*SUPPLIED MATERIAL*.
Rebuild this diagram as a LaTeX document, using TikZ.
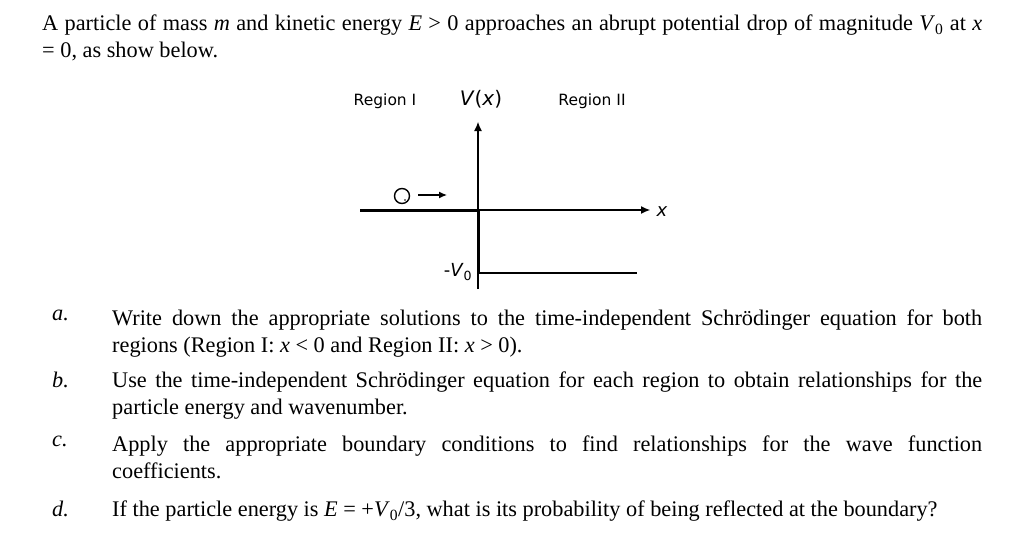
\documentclass[tikz,border=0pt]{standalone}
\usepackage{fontspec}
\setmainfont{Liberation Serif}
\newfontfamily\lblfont{DejaVu Sans}
\usetikzlibrary{arrows.meta}
\newcommand{\mi}[1]{\textit{#1}}
\begin{document}
\begin{tikzpicture}[x=1pt,y=-1pt,
  para/.style={anchor=north west,inner sep=0pt,align=justify,font=\fontsize{22.3}{27}\selectfont},
  lbl/.style={font=\lblfont\fontsize{15.5}{17}\selectfont,inner sep=0pt},
  thick line/.style={line width=3pt},
  axis/.style={line width=1.1pt,-{Latex[length=9pt,width=8pt]}}]
\useasboundingbox (0,0) rectangle (1024,551);
\node[para,text width=940pt] (intro) at (42,15) {A particle of mass \mi{m} and kinetic energy \mi{E} > 0 approaches an abrupt potential drop of magnitude \mi{V}\textsubscript{0} at \mi{x}\linebreak = 0, as show below.};
% diagram
\coordinate (o) at (478,210);
\coordinate (vtop) at (478,122);
\coordinate (vbot) at (478,289);
\coordinate (xend) at (650,210);
\coordinate (left) at (360,210);
\coordinate (low) at (478,273);
\coordinate (lowend) at (637,273);
\draw[axis] (vbot) -- (vtop);
\draw[axis] (o) -- (xend);
\draw[thick line] (left) -- (o) -- (low);
\draw[line width=2.3pt] (low) -- (lowend);
\node[lbl] (rI) at (385,101) {Region I};
\node[lbl,font=\lblfont\fontsize{20}{22}\selectfont] (vx) at (481,99) {\textit{V}(\textit{x})};
\node[lbl] (rII) at (592,101) {Region II};
\node[lbl,font=\lblfont\fontsize{18}{20}\selectfont] (xl) at (662,212) {\textit{x}};
\node[lbl,font=\lblfont\fontsize{18}{20}\selectfont] (v0) at (458,272) {-\textit{V}\textsubscript{0}};
\node[draw,circle,line width=1.4pt,minimum size=15pt,inner sep=0pt] (p) at (402,196) {};
\fill (405,200) circle (0.9pt);
\coordinate (pa) at (418,195);
\coordinate (pb) at (447,195);
\draw[line width=1.3pt,-{Latex[length=8pt,width=7pt]}] (pa) -- (pb);
% questions
\foreach \y/\l/\t in {310/a./{Write down the appropriate solutions to the time-independent Schr\"odinger equation for both\linebreak regions (Region I: \mi{x} < 0 and Region II: \mi{x} > 0).},
 372/b./{Use the time-independent Schr\"odinger equation for each region to obtain relationships for the\linebreak particle energy and wavenumber.},
 436/c./{Apply the appropriate boundary conditions to find relationships for the wave function\linebreak coefficients.},
 501/d./{If the particle energy is \mi{E} = +\mi{V}\textsubscript{0}/3, what is its probability of being reflected at the boundary?}}{
 \node[para] (l\l) at (52,\y) {\textit{\l}};
 \node[para,text width=870pt] (q\l) at (112,\y) {\t};
}
\end{tikzpicture}
\end{document}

*THE REQUEST*. How many of the lines in the listing above hold the word "diagram"? Report only that figure.

*EXERCISE RESULT*. 2